What the task requires: Look through the data below and output, unchanged, every line from the one holding "Clone this chart in matplotlib." through the one holding "color=c_orange, fontsize=9, fontweight='bold')", inclusive. Skip the pictures.

-- start --

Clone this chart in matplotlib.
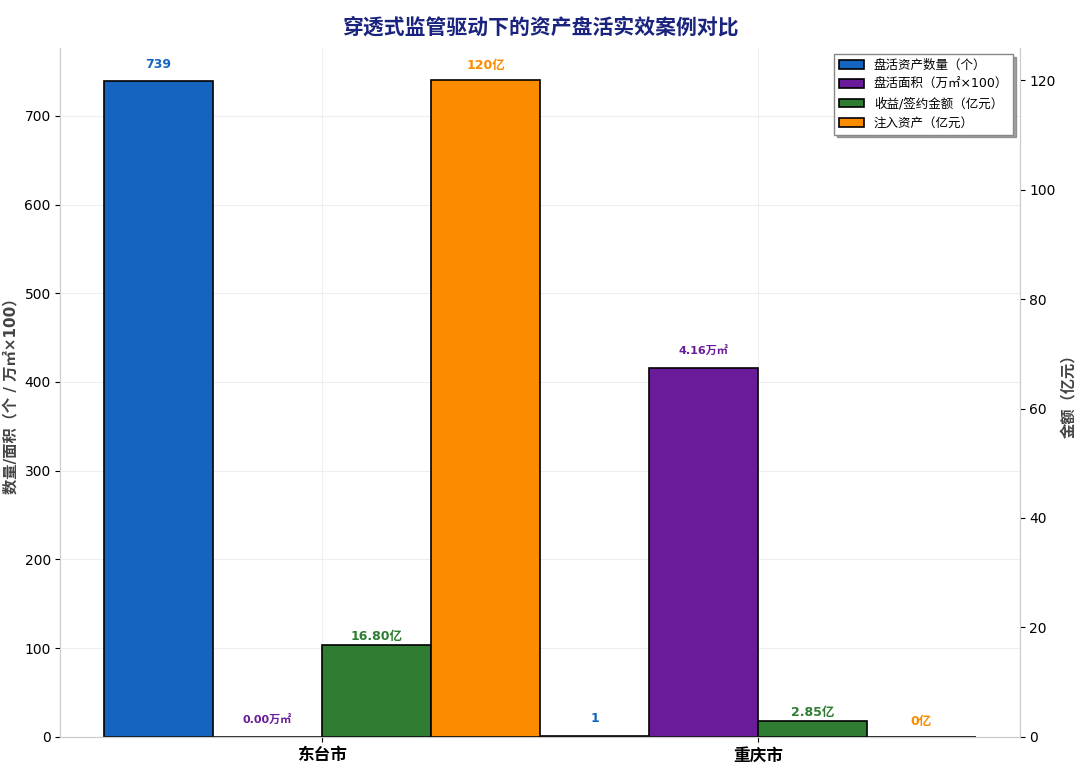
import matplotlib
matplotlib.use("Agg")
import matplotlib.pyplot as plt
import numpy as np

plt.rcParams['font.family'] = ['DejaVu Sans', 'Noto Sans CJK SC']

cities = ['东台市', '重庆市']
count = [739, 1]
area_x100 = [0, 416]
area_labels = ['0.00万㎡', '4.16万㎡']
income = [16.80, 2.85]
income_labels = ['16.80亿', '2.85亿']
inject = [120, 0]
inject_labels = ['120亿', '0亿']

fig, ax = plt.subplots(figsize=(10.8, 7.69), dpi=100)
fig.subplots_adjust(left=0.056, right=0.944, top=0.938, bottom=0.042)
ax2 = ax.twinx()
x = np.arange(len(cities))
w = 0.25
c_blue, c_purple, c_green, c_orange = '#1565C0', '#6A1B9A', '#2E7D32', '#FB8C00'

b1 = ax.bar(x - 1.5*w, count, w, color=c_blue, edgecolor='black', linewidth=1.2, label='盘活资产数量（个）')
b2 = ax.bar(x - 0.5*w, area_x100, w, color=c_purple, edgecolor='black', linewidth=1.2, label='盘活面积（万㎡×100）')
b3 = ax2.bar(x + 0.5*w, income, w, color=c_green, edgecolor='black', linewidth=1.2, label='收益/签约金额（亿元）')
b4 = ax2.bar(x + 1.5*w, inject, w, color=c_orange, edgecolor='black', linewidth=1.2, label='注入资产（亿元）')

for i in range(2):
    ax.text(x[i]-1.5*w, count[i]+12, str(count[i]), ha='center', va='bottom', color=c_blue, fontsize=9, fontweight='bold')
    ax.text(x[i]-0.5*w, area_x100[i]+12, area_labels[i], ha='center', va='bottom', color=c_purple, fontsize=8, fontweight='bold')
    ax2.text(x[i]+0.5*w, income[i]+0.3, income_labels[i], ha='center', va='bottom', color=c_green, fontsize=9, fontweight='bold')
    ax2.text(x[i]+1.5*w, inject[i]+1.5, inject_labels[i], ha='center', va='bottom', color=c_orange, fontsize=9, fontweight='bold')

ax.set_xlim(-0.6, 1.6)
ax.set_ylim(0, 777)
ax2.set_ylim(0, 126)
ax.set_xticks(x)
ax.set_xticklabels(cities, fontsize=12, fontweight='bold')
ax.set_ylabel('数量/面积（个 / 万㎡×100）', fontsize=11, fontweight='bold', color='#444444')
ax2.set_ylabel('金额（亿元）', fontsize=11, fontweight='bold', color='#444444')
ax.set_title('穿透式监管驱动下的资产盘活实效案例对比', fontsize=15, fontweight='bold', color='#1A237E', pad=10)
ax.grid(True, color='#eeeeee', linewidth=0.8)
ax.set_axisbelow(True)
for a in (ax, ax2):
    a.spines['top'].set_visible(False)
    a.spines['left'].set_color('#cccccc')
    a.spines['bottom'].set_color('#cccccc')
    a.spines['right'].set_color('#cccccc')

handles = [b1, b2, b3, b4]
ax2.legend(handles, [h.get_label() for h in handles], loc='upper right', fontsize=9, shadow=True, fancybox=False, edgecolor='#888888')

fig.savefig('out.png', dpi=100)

-- end --
-- start --

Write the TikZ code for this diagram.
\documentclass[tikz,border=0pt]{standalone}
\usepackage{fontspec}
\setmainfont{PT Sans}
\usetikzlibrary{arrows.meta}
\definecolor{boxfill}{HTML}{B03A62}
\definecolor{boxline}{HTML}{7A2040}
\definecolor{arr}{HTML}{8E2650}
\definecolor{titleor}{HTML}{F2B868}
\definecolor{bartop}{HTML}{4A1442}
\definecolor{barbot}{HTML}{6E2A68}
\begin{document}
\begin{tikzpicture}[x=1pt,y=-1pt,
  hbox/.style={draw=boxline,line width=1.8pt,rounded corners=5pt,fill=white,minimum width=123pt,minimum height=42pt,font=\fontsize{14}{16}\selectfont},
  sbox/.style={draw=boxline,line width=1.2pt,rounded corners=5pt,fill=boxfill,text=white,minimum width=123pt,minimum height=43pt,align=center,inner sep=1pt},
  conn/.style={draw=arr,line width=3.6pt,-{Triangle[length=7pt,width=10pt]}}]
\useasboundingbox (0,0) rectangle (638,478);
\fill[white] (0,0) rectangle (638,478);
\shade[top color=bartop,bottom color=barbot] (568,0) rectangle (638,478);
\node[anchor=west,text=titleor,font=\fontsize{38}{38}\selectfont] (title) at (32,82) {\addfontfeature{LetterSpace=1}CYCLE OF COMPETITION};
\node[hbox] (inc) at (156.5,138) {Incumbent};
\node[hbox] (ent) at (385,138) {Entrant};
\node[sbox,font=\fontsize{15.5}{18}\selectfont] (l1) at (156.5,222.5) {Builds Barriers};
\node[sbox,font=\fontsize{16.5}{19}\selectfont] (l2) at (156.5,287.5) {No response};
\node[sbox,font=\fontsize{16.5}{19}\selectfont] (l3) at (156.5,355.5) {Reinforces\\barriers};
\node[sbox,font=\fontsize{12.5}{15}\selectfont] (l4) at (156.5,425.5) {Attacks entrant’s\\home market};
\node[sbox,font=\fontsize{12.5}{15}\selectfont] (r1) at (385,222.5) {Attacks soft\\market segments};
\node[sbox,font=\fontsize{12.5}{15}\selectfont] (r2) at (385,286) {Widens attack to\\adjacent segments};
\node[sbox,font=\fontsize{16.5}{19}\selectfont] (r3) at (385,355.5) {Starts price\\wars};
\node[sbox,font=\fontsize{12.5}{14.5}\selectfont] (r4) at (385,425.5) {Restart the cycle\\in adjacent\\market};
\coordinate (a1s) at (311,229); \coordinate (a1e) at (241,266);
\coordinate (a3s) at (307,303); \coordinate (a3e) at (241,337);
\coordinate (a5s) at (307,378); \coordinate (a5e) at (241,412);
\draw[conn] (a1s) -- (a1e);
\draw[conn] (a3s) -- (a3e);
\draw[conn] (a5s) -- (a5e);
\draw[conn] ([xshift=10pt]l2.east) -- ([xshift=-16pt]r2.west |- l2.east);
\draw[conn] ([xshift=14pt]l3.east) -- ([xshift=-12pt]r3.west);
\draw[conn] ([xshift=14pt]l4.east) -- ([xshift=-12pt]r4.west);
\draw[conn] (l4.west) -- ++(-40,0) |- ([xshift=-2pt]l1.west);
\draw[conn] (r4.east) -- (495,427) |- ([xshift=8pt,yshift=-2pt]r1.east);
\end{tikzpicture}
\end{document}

-- end --

Task response:
Clone this chart in matplotlib.
import matplotlib
matplotlib.use("Agg")
import matplotlib.pyplot as plt
import numpy as np

plt.rcParams['font.family'] = ['DejaVu Sans', 'Noto Sans CJK SC']

cities = ['东台市', '重庆市']
count = [739, 1]
area_x100 = [0, 416]
area_labels = ['0.00万㎡', '4.16万㎡']
income = [16.80, 2.85]
income_labels = ['16.80亿', '2.85亿']
inject = [120, 0]
inject_labels = ['120亿', '0亿']

fig, ax = plt.subplots(figsize=(10.8, 7.69), dpi=100)
fig.subplots_adjust(left=0.056, right=0.944, top=0.938, bottom=0.042)
ax2 = ax.twinx()
x = np.arange(len(cities))
w = 0.25
c_blue, c_purple, c_green, c_orange = '#1565C0', '#6A1B9A', '#2E7D32', '#FB8C00'

b1 = ax.bar(x - 1.5*w, count, w, color=c_blue, edgecolor='black', linewidth=1.2, label='盘活资产数量（个）')
b2 = ax.bar(x - 0.5*w, area_x100, w, color=c_purple, edgecolor='black', linewidth=1.2, label='盘活面积（万㎡×100）')
b3 = ax2.bar(x + 0.5*w, income, w, color=c_green, edgecolor='black', linewidth=1.2, label='收益/签约金额（亿元）')
b4 = ax2.bar(x + 1.5*w, inject, w, color=c_orange, edgecolor='black', linewidth=1.2, label='注入资产（亿元）')

for i in range(2):
    ax.text(x[i]-1.5*w, count[i]+12, str(count[i]), ha='center', va='bottom', color=c_blue, fontsize=9, fontweight='bold')
    ax.text(x[i]-0.5*w, area_x100[i]+12, area_labels[i], ha='center', va='bottom', color=c_purple, fontsize=8, fontweight='bold')
    ax2.text(x[i]+0.5*w, income[i]+0.3, income_labels[i], ha='center', va='bottom', color=c_green, fontsize=9, fontweight='bold')
    ax2.text(x[i]+1.5*w, inject[i]+1.5, inject_labels[i], ha='center', va='bottom', color=c_orange, fontsize=9, fontweight='bold')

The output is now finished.